Malaysias Premier Najib Razak nennt es eine „äußerst delikate Angelegenheit“: das Urteil von Malaysias oberstem Gericht am 31. Dezember, wonach die katholische Kirche in der malaiischen Sprache das Wort „Allah“ wieder als Begriff für den eigenen Gott, den Allmächtigen, gebrauchen darf. Viele von Malaysias rund 850 000 Christen bejubelten das Urteil, das ein dreijähriges Verbot kippte. Rund 10 000 Muslime dagegen unterzeichneten gleich eine Facebook-Kampagne gegen die verantwortliche Oberrichterin Lau Bee Lan, die bekennende Chrstin ist. Ein einflussreicher Mufti der nördlichen Provinz Perak verurteilte das Verdikt als „Beleidigung von Muslimen“. Harsche Kritik auch aus der muslimischen Regierungspartei UMNO, während oppositionelle Muslimparteien und moderate Kreise wie Oppositionsführer Anwar Ibrahim das Urteil begrüßten und jetzt als „Verräter des Islams“ hingestellt werden.

Für viele von Malaysias muslimischer Mehrheit der Malaien, die rund 60 Prozent der Bevölkerung ausmacht, bedeutet das Urteil nicht nur Gottesfrevel. Malaien sehen in der Allah-Debatte auch einen politischen Vorstoß der christlichen Minderheit, um die seit der Staatsgründung durch Verfassungsvorzüge privilegierte muslimische Mehrheit herauszufordern. Vorderhand darf die katholische Kirche den Begriff Allah wieder in der malaiischsprachigen Ausgabe ihrer Wochenzeitung „Catholic Herald“ verwenden. Schließlich haben Malaysias Christen den Sohn Gottes, Jesus Christus, seit jeher als Sohn Allahs bezeichnet. Auch Christen in Indonesien nennen Gott Allah, bloß die Betonung ist anders. Nach „Herald“-Redakteur Lawrence Andrew gibt es im Malaiischen keinen angemesseneren Begriff für Gott; malaiischsprachige Bibeln sprechen auch von Allah. Die meisten Muslime erachten den Namen Allah indes als Vorrecht ihres Glaubens, während Malaysias zumeist chinesisch-stämmige christliche Minderheit die Empörung über einen „christlichen Allah“ als Teil einer breiteren Islamisierungskampagne sieht.

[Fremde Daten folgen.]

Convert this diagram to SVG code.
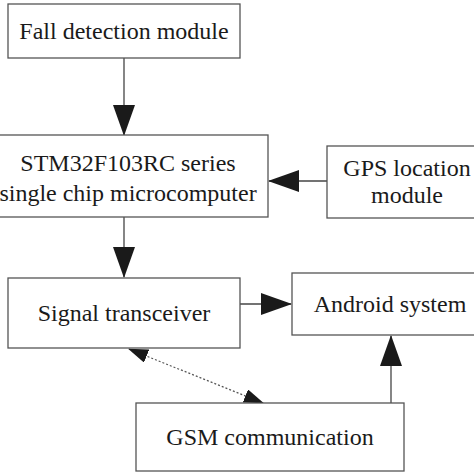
<svg xmlns="http://www.w3.org/2000/svg" width="474" height="474" viewBox="0 0 474 474">
<style>
.box{fill:#fff;stroke:#555;stroke-width:1.3}
.t{font-family:'Liberation Serif','DejaVu Serif',serif;font-size:24px;fill:#1a1a1a;text-anchor:middle}
.ln{stroke:#444;stroke-width:1.3;fill:none}
.dot{stroke:#555;stroke-width:1.2;stroke-dasharray:2 2;fill:none}
</style>
<defs>
<marker id="ah" markerUnits="userSpaceOnUse" markerWidth="31" markerHeight="22" viewBox="0 0 31 22" refX="30" refY="11" orient="auto">
<path d="M0,0 L31,11 L0,22 Z" fill="#1a1a1a"/>
</marker>
<marker id="sh" markerUnits="userSpaceOnUse" markerWidth="20" markerHeight="14" viewBox="0 0 20 14" refX="19" refY="7" orient="auto-start-reverse">
<path d="M0,0 L20,7 L0,14 Z" fill="#1a1a1a"/>
</marker>
</defs>
<rect width="474" height="474" fill="#fff"/>
<g id="connectors">
<line class="ln" x1="124" y1="58" x2="124" y2="135" marker-end="url(#ah)"/>
<line class="ln" x1="327" y1="181" x2="269" y2="181" marker-end="url(#ah)"/>
<line class="ln" x1="124" y1="217" x2="124" y2="277" marker-end="url(#ah)"/>
<line class="ln" x1="240" y1="304" x2="291" y2="304" marker-end="url(#ah)"/>
<line class="ln" x1="391" y1="403" x2="391" y2="336" marker-end="url(#ah)"/>
<line class="dot" x1="129" y1="349" x2="263" y2="403" marker-start="url(#sh)" marker-end="url(#sh)"/>
</g>
<g id="fall">
<rect class="box" x="8" y="4" width="232" height="54"/>
<text class="t" x="124" y="39">Fall detection module</text>
</g>
<g id="stm">
<rect class="box" x="-2" y="135" width="270" height="82"/>
<text class="t" x="128" y="171">STM32F103RC series</text>
<text class="t" x="128" y="201">single chip microcomputer</text>
</g>
<g id="gps">
<rect class="box" x="327" y="146" width="150" height="72"/>
<text class="t" x="407" y="176">GPS location</text>
<text class="t" x="407" y="203">module</text>
</g>
<g id="signal">
<rect class="box" x="8" y="278" width="232" height="70"/>
<text class="t" x="124" y="321">Signal transceiver</text>
</g>
<g id="android">
<rect class="box" x="292" y="273" width="184" height="62"/>
<text class="t" x="390" y="312">Android system</text>
</g>
<g id="gsm">
<rect class="box" x="136" y="403" width="268" height="68"/>
<text class="t" x="270" y="445">GSM communication</text>
</g>
</svg>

Tatsächlich hat sich Malaysias Islam über die vergangenen Jahre radikalisiert, was allein schon an der wachsenden Anzahl von Scharia-Gerichtshöfen zu erkennen ist. Eine 32-jährige Mutter von zwei Kindern wurde letztes Jahr für das Trinken von Bier in einer Hotelbar verurteilt. Von ihrer eigenen Religion brüskiert, forderte die Muslimin, dass ihre Prügelstrafe in aller Öffentlichkeit ausgeführt werde. Prompt zögern jetzt die Richter.

Nach außen gibt sich Malaysias Regierung immer als Fürsprecherin von Pluralismus. Premier Najib verspricht auch die Versöhnung der immer wieder angespannten Beziehungen zwischen Malaysias drei Hauptethnien, den Malaien, Chinesen und Indern. Doch „Islam und die Regierung haben im Grunde fusioniert“, erklärt dazu der malaysische Politologe Maznah Mohamad von Singapurs Nationaler Universität. Weshalb auch niemand überrascht war, als der Regierungssprecher am Sonntag die Berufung gegen das Urteil ankündigte.